The modesty of this theoretical mode is akin to the “showing, not telling” style of successful literature. However we affect to have abandoned the values of traditional “mimetic” literature, music, and painting, in the critical realm, showing and not telling remains the norm because it is more esthetically pleasing, because, in a word, it offers us a figure that minimizes our resentment. The fact that, in the case at hand, the image is itself a figure of resentment is not taken specifically into account by the work’s theoretical apparatus; the Abject Hero is, presumably, one of many “interesting” figures. Thus the deferral of resentment through the choice of the figure and the resentment incarnated by the figure are never brought into relation. Surely on this subject, at least, the mimetic theory of desire cannot be dismissed as a theory of “content” irrelevant to the study of esthetic form. Yet Bernstein must dismiss it a priori, foreclose it, in order that his own work be realized at all.
The last thing I want to suggest is that this foreclosure is an idiosyncrasy of Bernstein, or that Bernstein is a particularly resentful or paranoid critic. On the contrary, if insanity is, as Foucault’s disciples still like to claim, merely deviation from the norm, then it is Girard who is paranoid in his insistence on mimetic violence as the central theme of culture.

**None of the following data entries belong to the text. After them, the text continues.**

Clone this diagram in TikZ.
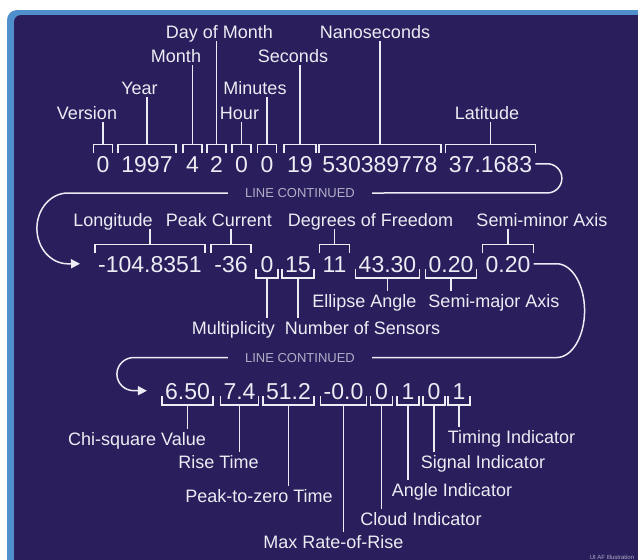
\documentclass[tikz,border=0pt]{standalone}
\usepackage{fontspec}
\setmainfont{Liberation Sans}
\usetikzlibrary{arrows.meta}
\definecolor{navy}{RGB}{42,30,92}
\definecolor{rimblue}{RGB}{79,143,203}
\definecolor{fg}{RGB}{236,236,244}
\definecolor{lcgrey}{RGB}{176,176,200}
% bracket over a field, stem up to its label
\newcommand{\tagabove}[2]{%
  \draw[brk] (#1.north west) -- ([yshift=9pt]#1.north west) -- ([yshift=9pt]#1.north east) -- (#1.north east);
  \draw[brk] ([yshift=9pt]#1.north) -- (#1.north |- #2.south);}
% bracket under a field, stem down to its label
\newcommand{\tagbelow}[2]{%
  \draw[brk] ([yshift=5pt]#1.south west) -- ([yshift=-4pt]#1.south west) -- ([yshift=-4pt]#1.south east) -- ([yshift=5pt]#1.south east);
  \draw[brk] ([yshift=-4pt]#1.south) -- (#1.south |- #2.north);}
\begin{document}
\begin{tikzpicture}[x=1pt, y=-1pt,
    num/.style={font=\fontsize{23}{25}\selectfont, text=fg, anchor=base, text height=16.5pt, text depth=0pt, inner xsep=3pt, inner ysep=2pt},
    lbl/.style={font=\fontsize{18}{20}\selectfont, text=fg, anchor=base, text height=13pt, text depth=0pt, inner xsep=0pt, inner ysep=3pt},
    lcont/.style={font=\fontsize{13}{14}\selectfont, text=lcgrey, text height=9.3pt, text depth=0pt, inner xsep=17pt, inner ysep=0pt},
    brk/.style={draw=fg, line width=1.5pt},
    cont/.style={draw=fg, line width=1.5pt}]
    \useasboundingbox (0,0) rectangle (638,560);
    \clip (0,0) rectangle (638,560);

    % Panel
    \fill[white] (0,0) rectangle (638,560);
    \fill[rimblue, rounded corners=10pt] (7,10) rectangle (660,580);
    \fill[navy, rounded corners=7pt] (14,15) rectangle (660,580);

    % First line of the record
    \foreach \name/\x/\val in {v/103/0, yr/147/1997, mo/192.5/4, dy/216.5/2, hr/241.5/0,
                               mi/267/0, se/300/19, ns/380/530389778, la/490.5/37.1683}
        \node[num] (\name) at (\x,172) {\val};
    \foreach \name/\x/\y/\txt in {lv/87/119/Version, lyr/139.5/94/Year, lmo/176/62/Month,
                                  ldy/219.5/38/Day of Month, lhr/239.5/119/Hour, lmi/255/94/Minutes,
                                  lse/293/62/Seconds, lns/375/38/Nanoseconds, lla/487/119/Latitude}
        \node[lbl] (\name) at (\x,\y) {\txt};
    \foreach \n/\l in {v/lv, yr/lyr, mo/lmo, dy/ldy, hr/lhr, mi/lmi, se/lse, ns/lns, la/lla}
        \tagabove{\n}{\l};

    % Second line
    \foreach \name/\x/\val in {lo/150/-104.8351, pc/231/-36, mu/267/0, nu/298/15, dg/334.5/11,
                               ea/387.5/43.30, sa/451/0.20, sb/508/0.20}
        \node[num, minimum width=22pt] (\name) at (\x,272) {\val};
    \foreach \name/\x/\y/\txt in {llo/113/226/Longitude, lpc/219/226/Peak Current,
                                  ldg/370.5/226/Degrees of Freedom, lsb/542/226/Semi-minor Axis,
                                  lmu/233.5/334/Multiplicity, lnu/362.5/334/Number of Sensors,
                                  lea/364.5/307/Ellipse Angle, lsa/494/307/Semi-major Axis}
        \node[lbl] (\name) at (\x,\y) {\txt};
    \foreach \n/\l in {lo/llo, pc/lpc, dg/ldg, sb/lsb}
        \tagabove{\n}{\l};
    \foreach \n/\l in {mu/lmu, nu/lnu, ea/lea, sa/lsa}
        \tagbelow{\n}{\l};

    % Third line
    \foreach \name/\x/\val in {cs/187.5/6.50, rt/239.5/7.4, pz/288.5/51.2, mr/343.5/-0.0,
                               ci/381.5/0, ai/408/1, si/434/0, ti/459/1}
        \node[num, minimum width=22pt] (\name) at (\x,399) {\val};
    \foreach \name/\x/\y/\txt in {lcs/137/445/Chi-square Value, lrt/218.5/468/Rise Time,
                                  lpz/259/502/Peak-to-zero Time, lmr/333.5/548/Max Rate-of-Rise,
                                  lci/421/525/Cloud Indicator, lai/452/496/Angle Indicator,
                                  lsi/483/468/Signal Indicator, lti/511.5/443/Timing Indicator}
        \node[lbl] (\name) at (\x,\y) {\txt};
    \foreach \n/\l in {cs/lcs, rt/lrt, pz/lpz, mr/lmr, ci/lci, ai/lai, si/lsi, ti/lti}
        \tagbelow{\n}{\l};

    % Line continued
    \node[lcont] (lc1) at (300,193) {LINE CONTINUED};
    \node[lcont] (lc2) at (300,357.5) {LINE CONTINUED};
    \draw[cont] (la.east) -- ++(12,0) arc[start angle=90, end angle=-90, radius=14.6pt] -- (lc1.east);
    \draw[cont, -{Triangle[length=9pt, width=9pt]}] (lc1.west) -- ++(-160,0)
        arc[start angle=90, end angle=270, x radius=31pt, y radius=35.4pt] -- ([xshift=-15pt]lo.west);
    \draw[cont] (sb.east) -- ++(23,0) arc[start angle=90, end angle=-90, x radius=28pt, y radius=46.9pt] -- (lc2.east);
    \draw[cont, -{Triangle[length=9pt, width=9pt]}] (lc2.west) -- ++(-94,0)
        arc[start angle=90, end angle=270, x radius=17pt, y radius=16.6pt] -- ([xshift=-15pt]cs.west);

    \node[font=\fontsize{6}{7}\selectfont, text=lcgrey, anchor=base] (credit) at (612,559) {UI AF Illustration};
\end{tikzpicture}
\end{document}
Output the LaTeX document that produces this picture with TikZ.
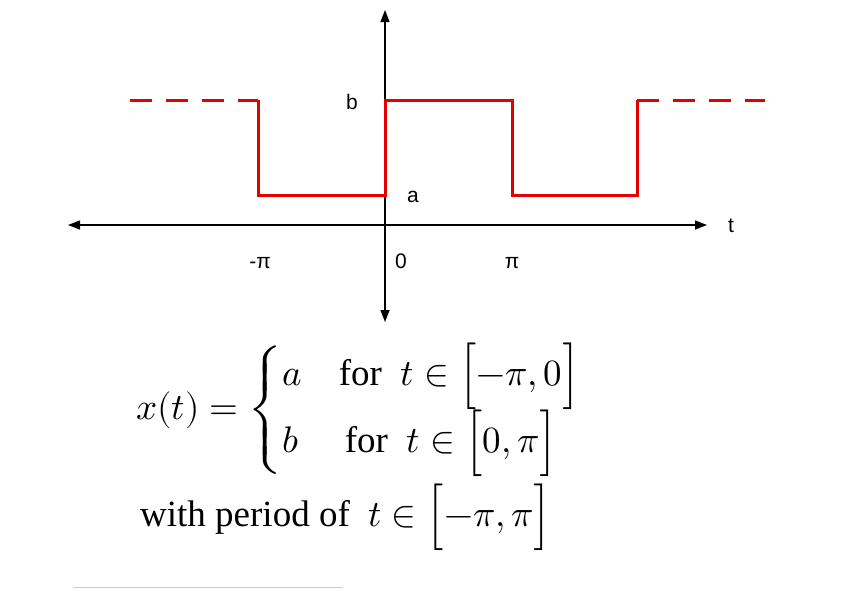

In contrast with Bernstein’s reader, the reader of La violence et le sacré is not asked to determine for himself the range of application of the model therein presented. Girard entitles his last chapter “l’unité de tous les rites”–the unity of all rites, all ritual, revealed by a single fundamental theory. In the nineteenth century, this is what the reader wanted; today, it is the last thing he (she?) wants. Does this make the theory less valid? Is anthropological truth subordinate to pragmatism? These are the questions my reading of Bernstein inspires, and that I will attempt to answer in the coming weeks.